— Begin —
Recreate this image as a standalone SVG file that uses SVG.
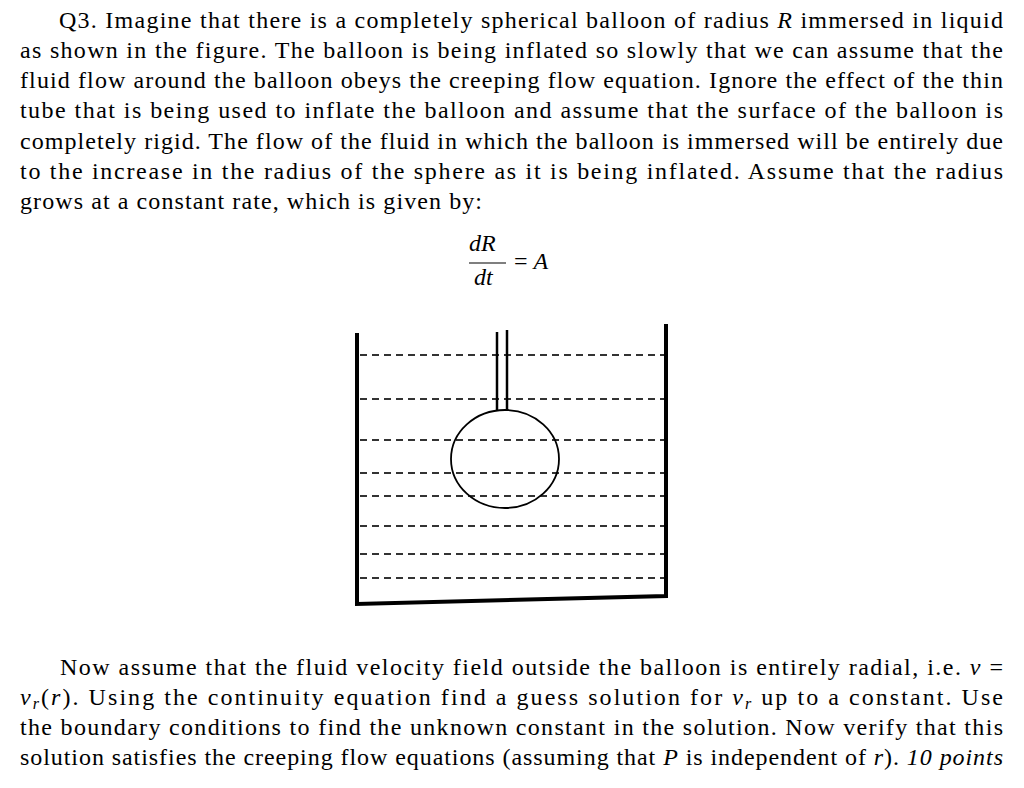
<svg xmlns="http://www.w3.org/2000/svg" width="1024" height="788" viewBox="0 0 1024 788">
<style>
text{font-family:"Liberation Serif","DejaVu Serif",serif;font-size:24px;fill:#000}
.i{font-style:italic}
.d{stroke:#333;stroke-width:2;stroke-dasharray:7,5}
</style>
<rect width="1024" height="788" fill="#fff"/>
<g id="text">
<text x="59" y="28" textLength="944" lengthAdjust="spacing">Q3. Imagine that there is a completely spherical balloon of radius <tspan class="i">R</tspan> immersed in liquid</text>
<text x="20" y="58" textLength="983" lengthAdjust="spacing">as shown in the figure. The balloon is being inflated so slowly that we can assume that the</text>
<text x="20" y="88" textLength="983" lengthAdjust="spacing">fluid flow around the balloon obeys the creeping flow equation. Ignore the effect of the thin</text>
<text x="20" y="118" textLength="983" lengthAdjust="spacing">tube that is being used to inflate the balloon and assume that the surface of the balloon is</text>
<text x="20" y="149" textLength="983" lengthAdjust="spacing">completely rigid. The flow of the fluid in which the balloon is immersed will be entirely due</text>
<text x="20" y="179" textLength="983" lengthAdjust="spacing">to the increase in the radius of the sphere as it is being inflated. Assume that the radius</text>
<text x="20" y="209" textLength="462" lengthAdjust="spacing">grows at a constant rate, which is given by:</text>
<text x="469" y="251" class="i" font-size="23">dR</text>
<line x1="469" y1="263" x2="506" y2="263" stroke="#000" stroke-width="1.2"/>
<text x="474" y="285" class="i" font-size="23">dt</text>
<text x="514" y="269" font-size="23">= <tspan class="i">A</tspan></text>
<text x="60" y="675" textLength="943" lengthAdjust="spacing">Now assume that the fluid velocity field outside the balloon is entirely radial, i.e. <tspan class="i">v</tspan> =</text>
<text x="20" y="705" textLength="983" lengthAdjust="spacing"><tspan class="i">v</tspan><tspan font-size="16" class="i" dy="4">r</tspan><tspan dy="-4">(</tspan><tspan class="i">r</tspan>).  Using the continuity equation find a guess solution for <tspan class="i">v</tspan><tspan font-size="16" class="i" dy="4">r</tspan><tspan dy="-4"> up to a constant.  Use</tspan></text>
<text x="20" y="735" textLength="983" lengthAdjust="spacing">the boundary conditions to find the unknown constant in the solution. Now verify that this</text>
<text x="20" y="765" textLength="983" lengthAdjust="spacing">solution satisfies the creeping flow equations (assuming that <tspan class="i">P</tspan> is independent of <tspan class="i">r</tspan>). <tspan class="i">10 points</tspan></text>
</g>
<g id="figure" fill="none">
<g id="dashes">
<line class="d" x1="360" y1="355" x2="664" y2="355"/>
<line class="d" x1="360" y1="399" x2="664" y2="399"/>
<line class="d" x1="360" y1="440" x2="664" y2="440"/>
<line class="d" x1="360" y1="473" x2="664" y2="473"/>
<line class="d" x1="360" y1="496" x2="664" y2="496"/>
<line class="d" x1="360" y1="526" x2="664" y2="526"/>
<line class="d" x1="360" y1="554" x2="664" y2="554"/>
<line class="d" x1="360" y1="578" x2="664" y2="578"/>
</g>
<g id="tank" stroke="#000" stroke-width="4">
<polyline points="357,333 357,604 666,596 666,324"/>
</g>
<g id="balloon" stroke="#000">
<line x1="497" y1="332" x2="497" y2="411" stroke-width="2.5"/>
<line x1="507" y1="330" x2="507" y2="411" stroke-width="2.5"/>
<ellipse cx="505" cy="459" rx="54" ry="49" stroke-width="1.8" fill="none"/>
</g>
</g>
</svg>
— End —
Instructions for the task:
Restate the listing above word for word, and skip the pictures.

Solution:
Recreate this image as a standalone SVG file that uses SVG.
<svg xmlns="http://www.w3.org/2000/svg" width="1024" height="788" viewBox="0 0 1024 788">
<style>
text{font-family:"Liberation Serif","DejaVu Serif",serif;font-size:24px;fill:#000}
.i{font-style:italic}
.d{stroke:#333;stroke-width:2;stroke-dasharray:7,5}
</style>
<rect width="1024" height="788" fill="#fff"/>
<g id="text">
<text x="59" y="28" textLength="944" lengthAdjust="spacing">Q3. Imagine that there is a completely spherical balloon of radius <tspan class="i">R</tspan> immersed in liquid</text>
<text x="20" y="58" textLength="983" lengthAdjust="spacing">as shown in the figure. The balloon is being inflated so slowly that we can assume that the</text>
<text x="20" y="88" textLength="983" lengthAdjust="spacing">fluid flow around the balloon obeys the creeping flow equation. Ignore the effect of the thin</text>
<text x="20" y="118" textLength="983" lengthAdjust="spacing">tube that is being used to inflate the balloon and assume that the surface of the balloon is</text>
<text x="20" y="149" textLength="983" lengthAdjust="spacing">completely rigid. The flow of the fluid in which the balloon is immersed will be entirely due</text>
<text x="20" y="179" textLength="983" lengthAdjust="spacing">to the increase in the radius of the sphere as it is being inflated. Assume that the radius</text>
<text x="20" y="209" textLength="462" lengthAdjust="spacing">grows at a constant rate, which is given by:</text>
<text x="469" y="251" class="i" font-size="23">dR</text>
<line x1="469" y1="263" x2="506" y2="263" stroke="#000" stroke-width="1.2"/>
<text x="474" y="285" class="i" font-size="23">dt</text>
<text x="514" y="269" font-size="23">= <tspan class="i">A</tspan></text>
<text x="60" y="675" textLength="943" lengthAdjust="spacing">Now assume that the fluid velocity field outside the balloon is entirely radial, i.e. <tspan class="i">v</tspan> =</text>
<text x="20" y="705" textLength="983" lengthAdjust="spacing"><tspan class="i">v</tspan><tspan font-size="16" class="i" dy="4">r</tspan><tspan dy="-4">(</tspan><tspan class="i">r</tspan>).  Using the continuity equation find a guess solution for <tspan class="i">v</tspan><tspan font-size="16" class="i" dy="4">r</tspan><tspan dy="-4"> up to a constant.  Use</tspan></text>
<text x="20" y="735" textLength="983" lengthAdjust="spacing">the boundary conditions to find the unknown constant in the solution. Now verify that this</text>
<text x="20" y="765" textLength="983" lengthAdjust="spacing">solution satisfies the creeping flow equations (assuming that <tspan class="i">P</tspan> is independent of <tspan class="i">r</tspan>). <tspan class="i">10 points</tspan></text>
</g>
<g id="figure" fill="none">
<g id="dashes">
<line class="d" x1="360" y1="355" x2="664" y2="355"/>
<line class="d" x1="360" y1="399" x2="664" y2="399"/>
<line class="d" x1="360" y1="440" x2="664" y2="440"/>
<line class="d" x1="360" y1="473" x2="664" y2="473"/>
<line class="d" x1="360" y1="496" x2="664" y2="496"/>
<line class="d" x1="360" y1="526" x2="664" y2="526"/>
<line class="d" x1="360" y1="554" x2="664" y2="554"/>
<line class="d" x1="360" y1="578" x2="664" y2="578"/>
</g>
<g id="tank" stroke="#000" stroke-width="4">
<polyline points="357,333 357,604 666,596 666,324"/>
</g>
<g id="balloon" stroke="#000">
<line x1="497" y1="332" x2="497" y2="411" stroke-width="2.5"/>
<line x1="507" y1="330" x2="507" y2="411" stroke-width="2.5"/>
<ellipse cx="505" cy="459" rx="54" ry="49" stroke-width="1.8" fill="none"/>
</g>
</g>
</svg>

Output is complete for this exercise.